Kupper believes this increase in anxiety-related concerns are directly related to the dramatic social changes demanded from COVID-19 safety precautions. 

“Humans are creatures of habit, and we’ve changed those habits from how we engage in class, how we engage with each other, how we are dating, getting together for meals, sporting events, all these other social things,” Kupper said. “We’ve kind of changed the rules and expectations in the last two years, and that huge change for anyone will increase or disrupt the natural order of the individual.” 

These social changes have impacted everyone’s lives in some way or another. For Hickey, the initial quarantine at the beginning of the pandemic led to an increase in social anxiety. 

“During COVID I didn’t realize how much [the pandemic] took a toll on me until we started going back into being able to do things that we hadn’t done for a year,” Hickey said. “I have kind of developed some social anxiety that I never had before COVID. Sometimes large group events or even going to class some days was really hard for me, especially last semester.”

This increase in social anxiety and seeming awkwardness in social situations is not unique to Hickey. Research professor at the University of Houston, Brené Brown, describes the return to social gatherings after roughly a year of virtual interactions as “the Great Awkward.” Brown talks about how going back to work and meeting people in-person again feels strange and different, especially as the pandemic continues. 

While anxiety may be increasing during the pandemic, it is certainly not the only facet of mental health. Many people are experiencing more serious bouts of depression, crisis and stress linked to the pandemic. Deaths of family members and friends from COVID-19 can also have lingering effects on one’s mental health.

For some people, the best way to cope with these mental stressors is to talk to a professional. Therapy is a great resource for those who need to talk through events in their life and seek professional counseling. The NMU Counseling Center offers short term counseling for students at no additional cost and is an available resource weekdays from 8 a.m. to 5 p.m.

However, therapy is not the only option for students looking to improve their mental health.
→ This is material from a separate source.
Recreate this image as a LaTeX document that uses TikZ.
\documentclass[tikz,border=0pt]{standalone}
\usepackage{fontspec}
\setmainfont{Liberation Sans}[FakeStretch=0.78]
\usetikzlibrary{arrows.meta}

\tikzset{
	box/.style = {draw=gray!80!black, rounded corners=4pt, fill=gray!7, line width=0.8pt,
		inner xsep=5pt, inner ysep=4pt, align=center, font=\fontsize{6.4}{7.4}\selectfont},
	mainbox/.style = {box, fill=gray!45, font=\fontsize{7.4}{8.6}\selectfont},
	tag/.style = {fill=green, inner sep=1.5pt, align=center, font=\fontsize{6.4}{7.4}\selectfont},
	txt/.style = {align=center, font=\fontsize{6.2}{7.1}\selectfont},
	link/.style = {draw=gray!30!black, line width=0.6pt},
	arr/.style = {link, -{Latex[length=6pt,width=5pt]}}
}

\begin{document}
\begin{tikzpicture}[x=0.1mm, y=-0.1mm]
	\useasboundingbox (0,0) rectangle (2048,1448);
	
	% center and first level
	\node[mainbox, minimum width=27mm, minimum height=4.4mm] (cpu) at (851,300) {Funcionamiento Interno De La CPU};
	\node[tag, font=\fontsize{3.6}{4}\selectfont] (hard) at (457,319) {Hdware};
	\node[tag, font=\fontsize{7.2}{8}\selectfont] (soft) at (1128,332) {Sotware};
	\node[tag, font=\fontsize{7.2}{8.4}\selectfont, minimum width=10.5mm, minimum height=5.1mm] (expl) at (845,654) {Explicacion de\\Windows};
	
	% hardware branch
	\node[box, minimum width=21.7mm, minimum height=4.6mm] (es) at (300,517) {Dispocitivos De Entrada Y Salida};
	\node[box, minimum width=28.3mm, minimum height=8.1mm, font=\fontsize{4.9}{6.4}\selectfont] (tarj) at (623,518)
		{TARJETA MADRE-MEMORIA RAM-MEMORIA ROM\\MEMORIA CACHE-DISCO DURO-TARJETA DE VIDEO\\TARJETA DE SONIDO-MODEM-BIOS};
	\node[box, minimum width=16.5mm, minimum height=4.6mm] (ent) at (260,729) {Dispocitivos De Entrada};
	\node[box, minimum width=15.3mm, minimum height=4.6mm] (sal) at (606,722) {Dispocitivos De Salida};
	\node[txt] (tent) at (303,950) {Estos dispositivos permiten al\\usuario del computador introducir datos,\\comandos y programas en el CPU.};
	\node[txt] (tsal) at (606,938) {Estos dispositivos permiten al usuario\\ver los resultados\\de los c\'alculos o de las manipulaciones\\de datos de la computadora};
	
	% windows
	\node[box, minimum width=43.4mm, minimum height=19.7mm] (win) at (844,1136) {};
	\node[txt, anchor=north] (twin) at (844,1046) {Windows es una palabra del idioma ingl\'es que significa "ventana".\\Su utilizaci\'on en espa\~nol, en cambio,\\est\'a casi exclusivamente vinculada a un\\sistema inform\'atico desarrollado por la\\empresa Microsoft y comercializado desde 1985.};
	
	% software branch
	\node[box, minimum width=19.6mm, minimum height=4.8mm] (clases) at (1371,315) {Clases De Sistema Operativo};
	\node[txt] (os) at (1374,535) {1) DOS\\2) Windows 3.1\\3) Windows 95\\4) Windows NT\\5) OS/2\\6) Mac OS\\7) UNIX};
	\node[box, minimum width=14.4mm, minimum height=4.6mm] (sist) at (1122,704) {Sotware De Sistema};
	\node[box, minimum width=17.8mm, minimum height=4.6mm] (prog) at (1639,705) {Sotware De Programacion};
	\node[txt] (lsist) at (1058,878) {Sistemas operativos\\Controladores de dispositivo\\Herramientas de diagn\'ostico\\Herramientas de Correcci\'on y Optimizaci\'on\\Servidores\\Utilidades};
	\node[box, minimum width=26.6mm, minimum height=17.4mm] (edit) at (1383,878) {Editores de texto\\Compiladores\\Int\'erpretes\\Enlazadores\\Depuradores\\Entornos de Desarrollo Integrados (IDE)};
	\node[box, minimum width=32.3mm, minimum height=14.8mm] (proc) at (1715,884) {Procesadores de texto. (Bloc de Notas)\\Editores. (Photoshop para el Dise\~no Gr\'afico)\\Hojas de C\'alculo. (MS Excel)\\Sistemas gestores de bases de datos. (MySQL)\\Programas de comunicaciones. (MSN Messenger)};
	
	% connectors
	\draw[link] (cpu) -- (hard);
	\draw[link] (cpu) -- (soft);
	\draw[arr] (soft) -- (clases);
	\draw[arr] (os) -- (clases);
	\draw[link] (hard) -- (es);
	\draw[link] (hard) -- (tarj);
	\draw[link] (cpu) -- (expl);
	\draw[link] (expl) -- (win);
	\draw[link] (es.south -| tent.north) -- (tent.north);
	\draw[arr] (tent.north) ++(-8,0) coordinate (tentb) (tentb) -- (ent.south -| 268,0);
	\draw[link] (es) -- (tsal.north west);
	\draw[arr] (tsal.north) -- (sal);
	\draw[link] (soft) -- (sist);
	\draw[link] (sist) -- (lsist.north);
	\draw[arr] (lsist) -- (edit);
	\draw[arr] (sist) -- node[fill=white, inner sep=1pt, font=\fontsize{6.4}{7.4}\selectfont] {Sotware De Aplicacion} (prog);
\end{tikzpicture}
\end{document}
“Therapy is not for everyone, first of all, but not everything needs therapy,” Kupper said. “Being physically active, eating well, socializing with people that are supportive and caring of you and making sure if you do use alcohol and drugs that you really limit those or not use at all. Those would be my recommendations.”

Hickey has found that physical activity is one solution that works for her to improve her mental health. 
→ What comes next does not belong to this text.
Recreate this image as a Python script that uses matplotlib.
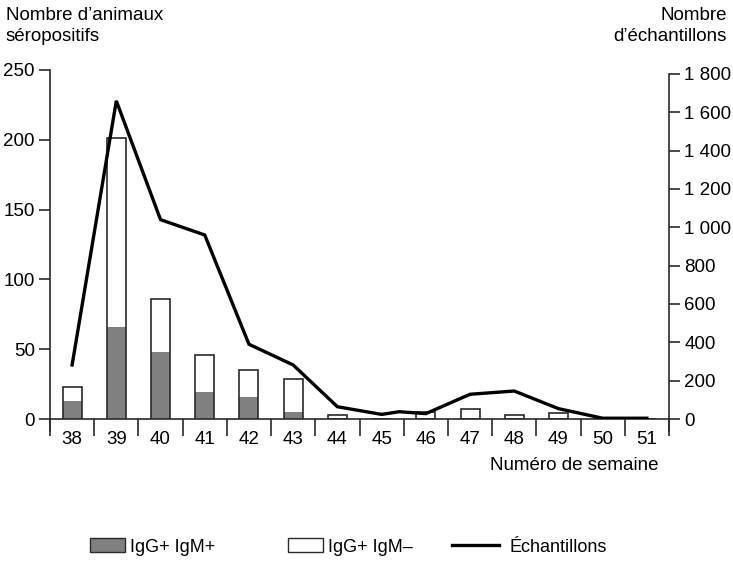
import matplotlib
matplotlib.use("Agg")
import matplotlib.pyplot as plt
from matplotlib.patches import Patch
from matplotlib.lines import Line2D
import numpy as np

plt.rcParams['font.family'] = ['Liberation Sans', 'DejaVu Sans']

weeks = [38, 39, 40, 41, 42, 43, 44, 45, 46, 47, 48, 49, 50, 51]
igg_igm_pos = [13, 66, 48, 19, 16, 5, 0, 0, 0, 0, 0, 0, 0, 0]
igg_igm_neg = [10, 135, 38, 27, 19, 24, 3, 0, 5, 7, 3, 4, 0, 0]

sample_weeks = [38, 39, 40, 41, 42, 43, 44, 45, 45.4, 46, 47, 48, 49, 50, 51]
samples = [282, 1660, 1040, 960, 390, 282, 64, 24, 38, 28, 129, 146, 54, 4, 4]

left_ticks = [0, 50, 100, 150, 200, 250]
right_ticks = [0, 200, 400, 600, 800, 1000, 1200, 1400, 1600, 1800]
right_labels = ["0", "200", "400", "600", "800", "1 000", "1 200", "1 400", "1 600", "1 800"]

GRAY = '#808080'
EDGE = '#2a2a2a'
FS = 13.5
LFS = 13

fig = plt.figure(figsize=(7.33, 5.62), dpi=100)
ax = fig.add_axes([50/733, 1-419/562, (669-50)/733, (419-70)/562])

total = np.array(igg_igm_pos) + np.array(igg_igm_neg)
w = 0.43
ax.bar(weeks, total, width=w, facecolor='white', edgecolor='none', zorder=2)
ax.bar(weeks, igg_igm_pos, width=w, facecolor=GRAY, edgecolor='none', zorder=3)
ax.bar(weeks, total, width=w, fill=False, edgecolor=EDGE, linewidth=1.2, zorder=4)

ax.set_xlim(37.5, 51.5)
ax.set_ylim(0, 250)
ax.spines['top'].set_visible(False)
ax.spines['right'].set_visible(False)
for s in ['left', 'bottom']:
    ax.spines[s].set_linewidth(1.2)
    ax.spines[s].set_color(EDGE)

ax.set_yticks(left_ticks)
ax.set_yticklabels([str(t) for t in left_ticks])
ax.tick_params(axis='y', direction='out', length=8, width=1.2, color=EDGE, labelsize=FS, pad=3)

ax.set_xticks(weeks)
ax.set_xticklabels([str(wk) for wk in weeks])
ax.set_xticks(np.arange(37.5, 52, 1.0), minor=True)
ax.tick_params(axis='x', which='major', length=0, labelsize=FS, pad=9)
ax.tick_params(axis='x', which='minor', direction='out', length=12, width=1.2, color=EDGE)

ax2 = ax.twinx()
ax2.set_ylim(0, 1800 * 349 / 345)
ax2.plot(sample_weeks, samples, color='black', linewidth=2.4, solid_joinstyle='miter', zorder=5)
for s in ['top', 'left', 'bottom']:
    ax2.spines[s].set_visible(False)
ax2.spines['right'].set_bounds(0, 1800)
ax2.spines['right'].set_linewidth(1.2)
ax2.spines['right'].set_color(EDGE)
ax2.set_yticks(right_ticks)
ax2.set_yticklabels(right_labels)
ax2.tick_params(axis='y', direction='out', length=8, width=1.2, color=EDGE, labelsize=FS, pad=3)

# extend left and right spines below zero like in the reference
ax.plot([37.5, 37.5], [0, -8.5], color=EDGE, lw=1.2, clip_on=False)
ax.plot([51.5, 51.5], [0, -8.5], color=EDGE, lw=1.2, clip_on=False)

fig.text(6/733, 1-26/562, "Nombre d\u2019animaux\nséropositifs", ha='left', va='center',
         fontsize=FS, linespacing=1.25)
fig.text(727/733, 1-26/562, "Nombre\nd\u2019échantillons", ha='right', va='center',
         fontsize=FS, linespacing=1.25)
fig.text(658/733, 1-465/562, "Numéro de semaine", ha='right', va='center', fontsize=FS)

# legend entries
h1 = Patch(facecolor=GRAY, edgecolor=EDGE, linewidth=1.0)
h2 = Patch(facecolor='white', edgecolor=EDGE, linewidth=1.0)
h3 = Line2D([], [], color='black', linewidth=2.4)
common = dict(frameon=False, fontsize=LFS, handlelength=1.94, handleheight=0.78,
              handletextpad=0.28, borderpad=0, borderaxespad=0, loc='center left')
ly = 1 - 547/562
fig.legend([h1], ["IgG+ IgM+"], bbox_to_anchor=(90/733, ly), **common)
fig.legend([h2], ["IgG+ IgM\u2013"], bbox_to_anchor=(288/733, ly), **common)
common3 = dict(common)
common3['handlelength'] = 2.6
common3['handletextpad'] = 0.6
fig.legend([h3], ["Échantillons"], bbox_to_anchor=(452/733, ly), **common3)

fig.savefig("out.png", dpi=100)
“As hard as it can be, for me getting active is really important,” Hickey said. “It is something I’m still trying to get back into, especially this semester, but going to the PEIF or, when it’s not negative 12 [degrees,] going on a walk outside. When you’re in the depths of anxiety or depression, you feel like those things really don’t help but then you do it and it really does help at least a little bit.”
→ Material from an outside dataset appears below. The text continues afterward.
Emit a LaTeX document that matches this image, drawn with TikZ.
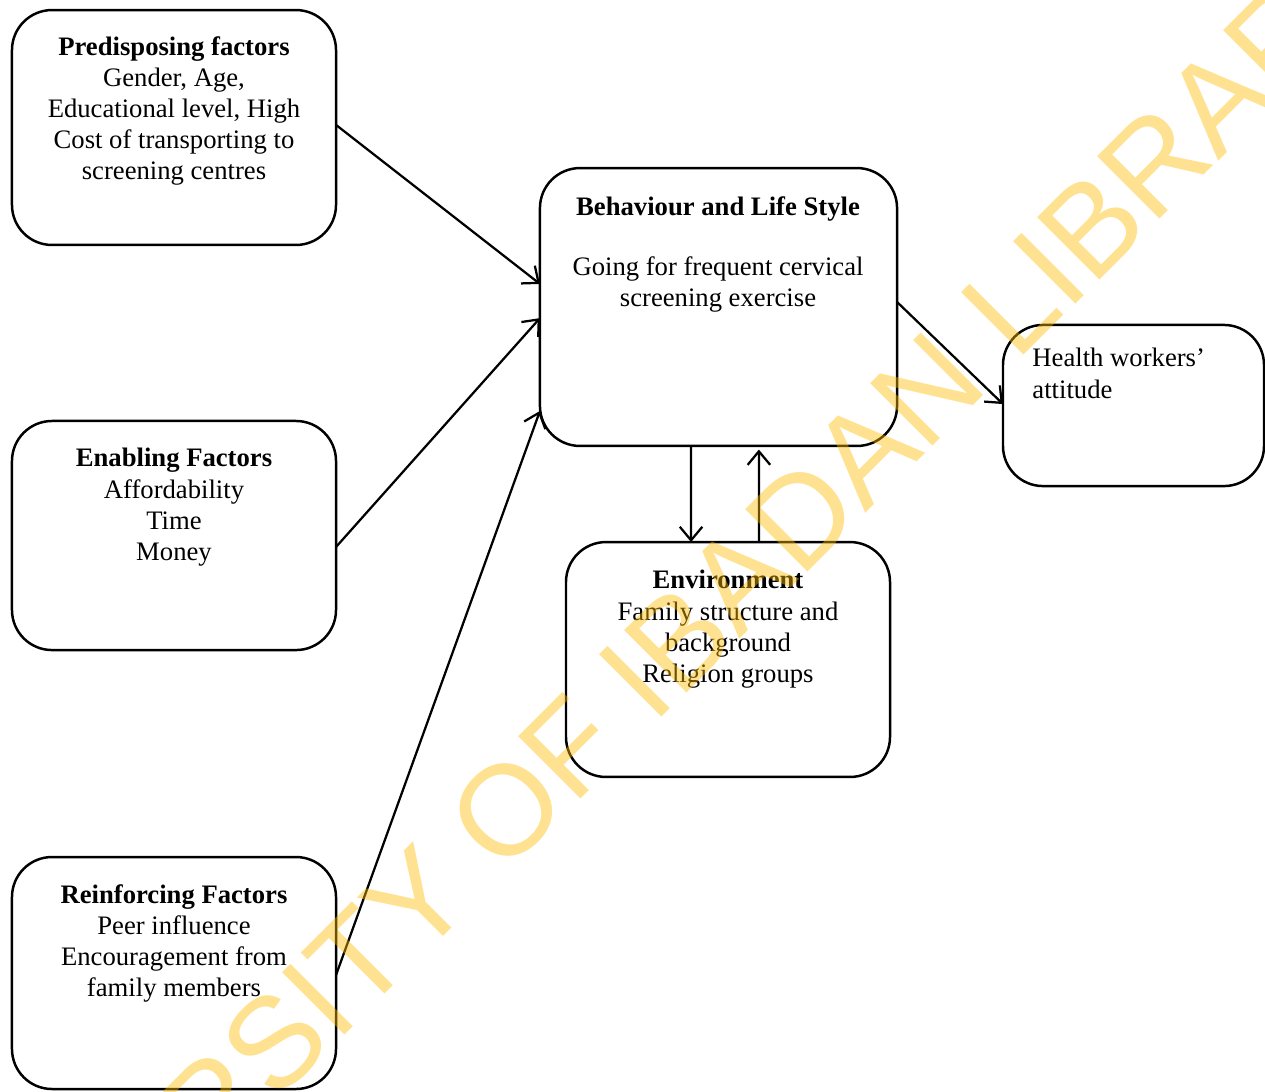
\documentclass[tikz,border=0pt]{standalone}
\usepackage{fontspec}
\setmainfont{Liberation Serif}
\newfontfamily\wmfont{Liberation Sans}
\usetikzlibrary{arrows.meta,calc}
\definecolor{wmyellow}{RGB}{255,188,0}
\begin{document}
\begin{tikzpicture}[x=0.4444pt,y=-0.4444pt,
  box/.style={draw, line width=1.1pt, rounded corners=17.8pt, inner sep=0pt, outer sep=0pt},
  txt/.style={inner sep=0pt, align=center, font=\fontsize{11.85}{13.8}\selectfont},
  conn/.style={line width=1pt, -{Straight Barb[length=6pt,width=10pt,line width=1pt]}}]
\useasboundingbox (0,0) rectangle (1265,1091);
\clip (0,0) rectangle (1265,1091);
% boxes
\node[box, minimum width=144pt, minimum height=104.4pt] (pre) at (174,127.5) {};
\node[box, minimum width=144pt, minimum height=101.8pt] (ena) at (174,535.5) {};
\node[box, minimum width=144pt, minimum height=103.1pt] (rei) at (174,973) {};
\node[box, minimum width=158.7pt, minimum height=123.5pt] (beh) at (718.5,307) {};
\node[box, minimum width=116pt, minimum height=71.6pt] (hw) at (1133.5,405.5) {};
\node[box, minimum width=144pt, minimum height=104.4pt] (env) at (728,659.5) {};
% texts
\node[txt, anchor=north] (pret) at (174,36) {\textbf{Predisposing factors}\\Gender, Age,\\Educational level, High\\Cost of transporting to\\screening centres};
\node[txt, anchor=north] (enat) at (174,448) {\textbf{Enabling Factors}\\Affordability\\Time\\Money};
\node[txt, anchor=north] (reit) at (174,884) {\textbf{Reinforcing Factors}\\Peer influence\\Encouragement from\\family members};
\node[txt, anchor=north] (beht) at (718,196) {\textbf{Behaviour and Life Style}\\[12.9pt]Going for frequent cervical\\screening exercise};
\node[txt, anchor=north west, align=left] (hwt) at (1032,348) {Health workers’\\attitude};
\node[txt, anchor=north] (envt) at (728,570) {\textbf{Environment}\\Family structure and\\background\\Religion groups};
% connectors
\draw[conn] ($(pre.north east)!0.489!(pre.south east)$) -- ($(beh.north west)!0.417!(beh.south west)$);
\draw[conn] ($(ena.north east)!0.55!(ena.south east)$) -- ($(beh.north west)!0.54!(beh.south west)$);
\draw[conn] ($(rei.north east)!0.509!(rei.south east)$) -- ($(beh.north west)!0.874!(beh.south west)$);
\draw[conn] ($(beh.north east)!0.482!(beh.south east)$) -- ($(hw.north west)!0.491!(hw.south west)$);
\draw[conn] ($(beh.south west)!0.423!(beh.south east)$) -- ($(env.north west)!0.386!(env.north east)$);
\draw[conn, shorten >=1.6pt] ($(env.north west)!0.596!(env.north east)$) -- ($(beh.south west)!0.613!(beh.south east)$);
% watermark
\node[rotate=45, inner sep=0pt, text=wmyellow, text opacity=0.43, font=\wmfont\fontsize{57}{57}\selectfont] (wm) at (637,680) {UNIVERSITY OF IBADAN LIBRARY};
\end{tikzpicture}
\end{document}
Another option for students looking to improve their mental health is through Therapy Assistance Online. TAO provides self-help modules on situations such as depression, anxiety, grief, breakups, addiction and more. It is accessible to NMU students and alumni at no additional cost through their NMU account. 

“In my practice I always set up certain courses for students along with therapy and have them work on that outside of the session,” Kupper said. “It’s just another self help process and it’s a really good program.”

Students who are looking for more in-depth counseling or who require immediate help after hours, can contact the 24 hour Pathways crisis hotline 1 (888) 728-4929 or contact Dial HELP. Dial HELP offers free and confidential crisis counseling via call, text or online chat 24/7. 

“As someone who has also struggled with mental health, I just don’t want anyone else to feel like they’re alone, because mental health struggles can be very isolating and make you feel that way,” Hickey said. “I don’t want anyone else to feel like that.”